10 - Reading the Fair Maid of Astolat: Editorial Practice, Performative Emotionality, and Communal Forms of Reading
Published online by Cambridge University Press: 11 January 2023
Summary
As a minor tragedy foreshadowing a larger one, namely the downfall of Camelot, Malory’s story of Elaine, the Fair Maid of Astolat, has attracted considerable attention not only from students of medieval literature but also from modern poets, painters, and illustrators – the most famous adaptation probably being Tennyson’s “Lady of Shalott.” Scholarly interest, too, has remained unflagging. The story of an astonishingly self-determined young woman, whose role within the narrative Malory considerably enhanced, by comparison with his sources, continues to fascinate and has begun to incite new commentary from feminist and affect-theory-orientated perspectives. Georgiana Donavin and Sue Ellen Holbrook, for instance, have stressed the degree to which the unhappy lover’s portrayal is constructed on the basis of very particular discursive structures, structures rhetorical and affective. The reading presented in this contribution will scrutinize the story from a point of view strongly indebted to their perspectives. Following in Sue Ellen Holbrook’s footsteps, especially, I wish to discuss how an editorial re-interpretation of a single letter (in the sense of “character”) in the Maid of Astolat’s farewell letter (here in the sense of “missive”) to the world in general, and to Lancelot in particular, opens up a perspective on a premodern understanding of the practice of reading as a type of communal, gendered, and, above all, emotional and spatial performativity. Representing a decidedly theatrical type of performance, the two public readings of the Maid’s letter are rife with potential for manipulation and power struggles. And, ironically, it is ultimately the Maid of Astolat’s failure in putting into practice her elaborately planned scheme of spatial, affective, and performative self-assertion that makes this performative potential for power struggles so hauntingly visible in the first place.

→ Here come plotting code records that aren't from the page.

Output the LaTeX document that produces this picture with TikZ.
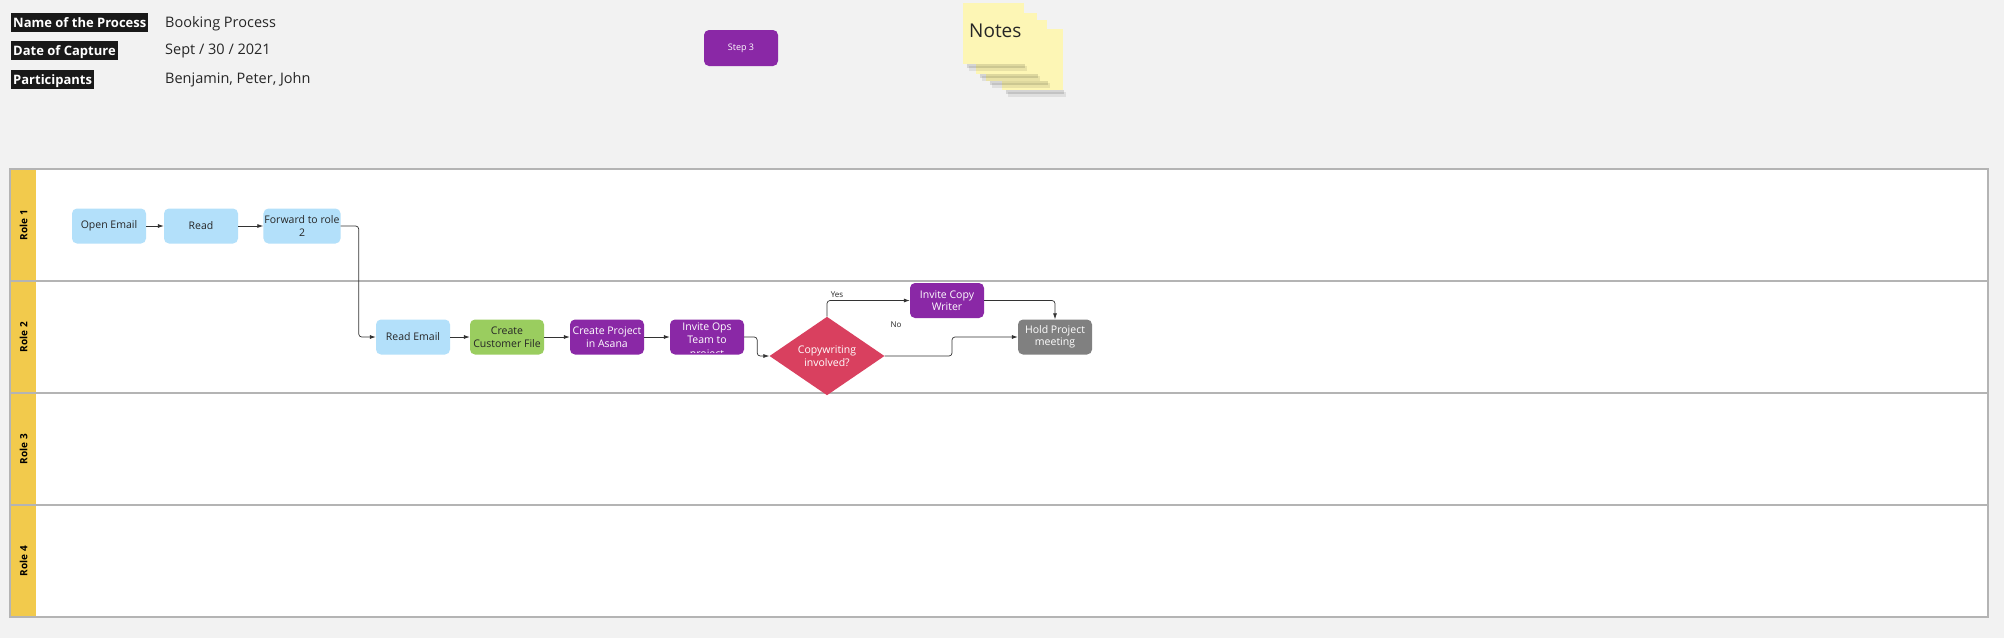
\documentclass[tikz,border=0pt]{standalone}
\usepackage{fontspec}
\setmainfont{Open Sans}
\usetikzlibrary{arrows.meta,shapes.geometric,calc}
\definecolor{bg}{HTML}{F2F2F2}
\definecolor{lanegray}{HTML}{B4B4B4}
\definecolor{roleyellow}{HTML}{F2CA4C}
\definecolor{lblue}{HTML}{B3E0FA}
\definecolor{lgreen}{HTML}{9ACD5F}
\definecolor{purp}{HTML}{8A28A6}
\definecolor{crim}{HTML}{D9405F}
\definecolor{gry}{HTML}{808080}
\definecolor{notey}{HTML}{FDF6B5}
\definecolor{txt}{HTML}{262626}
\tikzset{
  box/.style={rounded corners=5pt, minimum width=74pt, minimum height=35pt, inner sep=1pt, align=center, font=\fontsize{10.5}{12.5}\selectfont},
  bluebox/.style={box, fill=lblue, text=txt},
  greenbox/.style={box, fill=lgreen, text=txt},
  purpbox/.style={box, fill=purp, text=white},
  graybox/.style={box, fill=gry, text=white},
  conn/.style={draw=black!80, line width=0.7pt, rounded corners=3pt, -{Latex[length=6pt,width=4pt]}},
  hdrlabel/.style={fill=black!90, text=white, anchor=base west, inner xsep=2pt, inner ysep=2pt, text height=12pt, text depth=3pt, font=\fontsize{13}{15}\selectfont\bfseries},
  hdrvalue/.style={anchor=base west, text=txt, inner sep=0pt, font=\fontsize{14.5}{17}\selectfont},
  lane/.style={fill=white, draw=lanegray, line width=1.2pt},
  rolelbl/.style={rotate=90, font=\fontsize{10}{12}\selectfont\bfseries, text=black},
  note/.style={fill=notey, draw=none},
  small/.style={font=\fontsize{8}{10}\selectfont, text=txt, inner sep=0pt}
}
\begin{document}
\begin{tikzpicture}[x=1pt,y=-1pt]
\useasboundingbox (0,0) rectangle (2004,638);
\fill[bg] (0,0) rectangle (2004,638);

% header
\node[hdrlabel] (l1) at (11,27) {Name of the Process};
\node[hdrlabel] (l2) at (11,55) {Date of Capture};
\node[hdrlabel] (l3) at (11,84) {Participants};
\node[hdrvalue] (v1) at (165,27.3) {Booking Process};
\node[hdrvalue] (v2) at (165,54.3) {Sept / 30 / 2021};
\node[hdrvalue] (v3) at (165,83.3) {Benjamin, Peter, John};

% step 3
\node[rounded corners=5pt, fill=purp, text=white, minimum width=74pt, minimum height=36pt, font=\fontsize{9}{11}\selectfont] (s3) at (741,48) {Step 3};

% sticky notes
\foreach \x/\y in {1002/29, 986/20, 976/13, 963/3}{
  \fill[black, opacity=0.12] (\x+4,\y+61) rectangle (\x+62,\y+65);
  \fill[black, opacity=0.08] (\x+6,\y+63) rectangle (\x+64,\y+68);
  \fill[note] (\x,\y) rectangle (\x+61,\y+61);
}
\node[anchor=base west, inner sep=0pt, font=\fontsize{19}{22}\selectfont, text=txt] (nt) at (969,37.5) {Notes};

% swimlanes
\foreach \t in {169,281,393,505}{
  \draw[lane] (10,\t) rectangle (1988,\t+112);
  \fill[roleyellow] (11,\t+1) rectangle (36,\t+111);
}
\node[rolelbl] (r1) at (23.5,225) {Role 1};
\node[rolelbl] (r2) at (23.5,337) {Role 2};
\node[rolelbl] (r3) at (23.5,449) {Role 3};
\node[rolelbl] (r4) at (23.5,561) {Role 4};

% role 1
\node[bluebox] (oe) at (109,226) {Open Email};
\node[bluebox] (rd) at (201,226) {Read};
\node[bluebox] (fw) at (302,226) {Forward to role\\2};

% role 2
\node[bluebox] (re) at (413,337) {Read Email};
\node[greenbox] (cc) at (507,337) {Create\\Customer File};
\node[purpbox] (cp) at (607,337) {Create Project\\in Asana};
\node[purpbox] (io) at (707,337) {};
\begin{scope}
  \clip (671,320) rectangle (743,352.5);
  \node[anchor=north, align=center, text=white, inner sep=0pt, font=\fontsize{10.5}{13.5}\selectfont] (iot) at (707,322.5) {Invite Ops\\Team to\\project};
\end{scope}
\node[diamond, fill=crim, text=white, inner sep=0pt, minimum width=115pt, minimum height=73pt, align=center, font=\fontsize{10.5}{12.5}\selectfont] (dm) at (827,356) {Copywriting\\involved?};
\node[purpbox] (ic) at (947,300.5) {Invite Copy\\Writer};
\node[graybox] (hp) at (1055,337) {Hold Project\\meeting};
\coordinate (nobend) at (952,356);

% connectors
\draw[conn] (oe.east) -- (rd.west);
\draw[conn] (rd.east) -- (fw.west);
\draw[conn] (fw.east) -- ++(18,0) |- (re.west);
\draw[conn] (re.east) -- (cc.west);
\draw[conn] (cc.east) -- (cp.west);
\draw[conn] (cp.east) -- (io.west);
\draw[conn] (io.east) -- ++(13,0) |- (dm.west);
\draw[conn] (dm.north) |- (ic.west);
\draw[conn] (ic.east) -| (hp.north);
\draw[conn] (dm.east) -- (nobend) |- (hp.west);
\node[small] (yes) at (837,295) {Yes};
\node[small] (no) at (896,325) {No};
\end{tikzpicture}
\end{document}
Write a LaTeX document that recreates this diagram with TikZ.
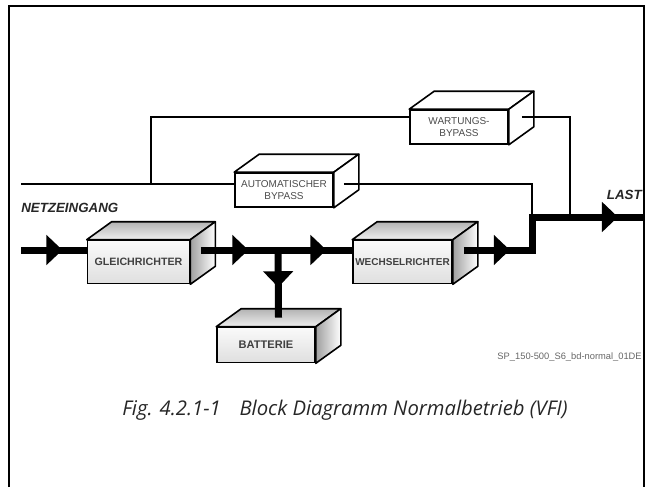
\documentclass[tikz,border=0pt]{standalone}
\usepackage{fontspec}
\setmainfont{Liberation Sans}
\newfontfamily\capfont{Open Sans}
\usetikzlibrary{arrows.meta,calc,decorations.markings}
\tikzset{
  frame/.style={line width=1.7pt},
  bypass/.style={draw, line width=1.2pt, fill=white, minimum width=73.5pt, minimum height=25.5pt, inner sep=0pt, align=center, text=black!70, font=\fontsize{7.5}{8.5}\selectfont},
  unit/.style={draw, line width=1.2pt, top color=gray!4, bottom color=gray!25, minimum width=76.5pt, minimum height=32.25pt, inner sep=0pt, align=center, text=black!75, font=\fontsize{8}{9}\selectfont\bfseries},
  face/.style={draw, line width=1.2pt, line join=round},
  thinline/.style={line width=1pt},
  flow/.style={line width=5.25pt, line join=miter},
  arrowat/.style={postaction={decorate, decoration={markings, mark=at position #1 with {\arrow{Triangle[length=12pt, width=22pt]}}}}},
  flowlabel/.style={font=\fontsize{10}{12}\selectfont\bfseries\itshape, text=black!85, inner sep=0pt},
  codelabel/.style={font=\fontsize{7}{8}\selectfont, text=black!60, inner sep=0pt},
  caption/.style={font=\capfont\itshape\fontsize{15.2}{17}\selectfont, text=black!85, inner sep=0pt}
}
\begin{document}
\begin{tikzpicture}[x=0.75pt,y=-0.75pt]
  \useasboundingbox (0,0) rectangle (653,487);
  \draw[frame] (9,487) |- (644,6) -- (644,487);

  % units
  \node[bypass] (wb) at (459,127) {WARTUNGS-\\BYPASS};
  \node[bypass] (ab) at (284,190) {AUTOMATISCHER\\BYPASS};
  \node[unit] (gl) at (138.5,262) {GLEICHRICHTER};
  \node[unit, minimum width=74.25pt, font=\fontsize{7.5}{9}\selectfont\bfseries] (wr) at (402.5,262) {WECHSELRICHTER};
  \node[unit, minimum width=73.5pt, minimum height=26.25pt, font=\fontsize{8.3}{9}\selectfont\bfseries] (bat) at (266,345) {BATTERIE};

  \foreach \b in {wb,ab} {
    \filldraw[face, fill=white] (\b.north west) -- ($(\b.north west)+(25,-18)$) -- ($(\b.north east)+(25,-18)$) -- (\b.north east) -- cycle;
    \filldraw[face, fill=white] (\b.north east) -- ($(\b.north east)+(25,-18)$) -- ($(\b.south east)+(25,-18)$) -- (\b.south east) -- cycle;
  }
  \foreach \b in {gl,wr,bat} {
    \shade[face, top color=gray!60, bottom color=gray!12] (\b.north west) -- ($(\b.north west)+(25,-18)$) -- ($(\b.north east)+(25,-18)$) -- (\b.north east) -- cycle;
    \shade[face, left color=gray!75, right color=white] (\b.north east) -- ($(\b.north east)+(25,-18)$) -- ($(\b.south east)+(25,-18)$) -- (\b.south east) -- cycle;
  }

  \coordinate (in) at (21,250);
  \coordinate (in2) at (21,184);
  \coordinate (t1) at (151,184);
  \coordinate (j) at (278,250);
  \coordinate (k1) at (532,250);
  \coordinate (k2) at (532,217);
  \coordinate (t2) at (570,217);
  \coordinate (out) at (643,217);

  % bypass lines
  \draw[thinline] (in2) -- (ab.west |- in2);
  \draw[thinline] (t1) |- ($(wb.west)+(0,-10)$);
  \draw[thinline] ($(wb.east)+(13,-10)$) -| (t2);
  \draw[thinline] ($(ab.east)+(10,-6)$) -| (k2);

  % power flow
  \draw[flow, arrowat=0.63] (in) -- (gl.west |- in);
  \draw[flow, arrowat=0.314, arrowat=0.83] ($(gl.east |- in)+(10.5,0)$) -- (wr.west |- in);
  \draw[flow, arrowat=0.55] (j) -- ($(bat.north)+(12.5,-9)$);
  \draw[flow, arrowat=0.217, arrowat=0.882] ($(wr.east |- in)+(11,0)$) -- (k1) -- (k2) -- (out);

  \node[flowlabel, anchor=west] (netz) at (21,208) {NETZEINGANG};
  \node[flowlabel, anchor=east] (last) at (642,195) {LAST};
  \node[codelabel, anchor=east] (code) at (642,357) {SP\_150-500\_S6\_bd-normal\_01DE};
  \node[caption] (cap) at (345,410) {Fig. 4.2.1-1\hspace{14pt}Block Diagramm Normalbetrieb (VFI)};
\end{tikzpicture}
\end{document}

A reminder of the story’s most central events, especially as they pertain to the argument presented here, will be useful – not least because the plot is not remotely as straightforward as has often been assumed. The story begins in Westminster where Lancelot and Guinevere quarrel over whether Lancelot ought to participate in a grand tournament King Arthur has announced to be held in Camelot (i.e., Winchester). A weary and battle-scarred Lancelot would prefer to skip this tournament.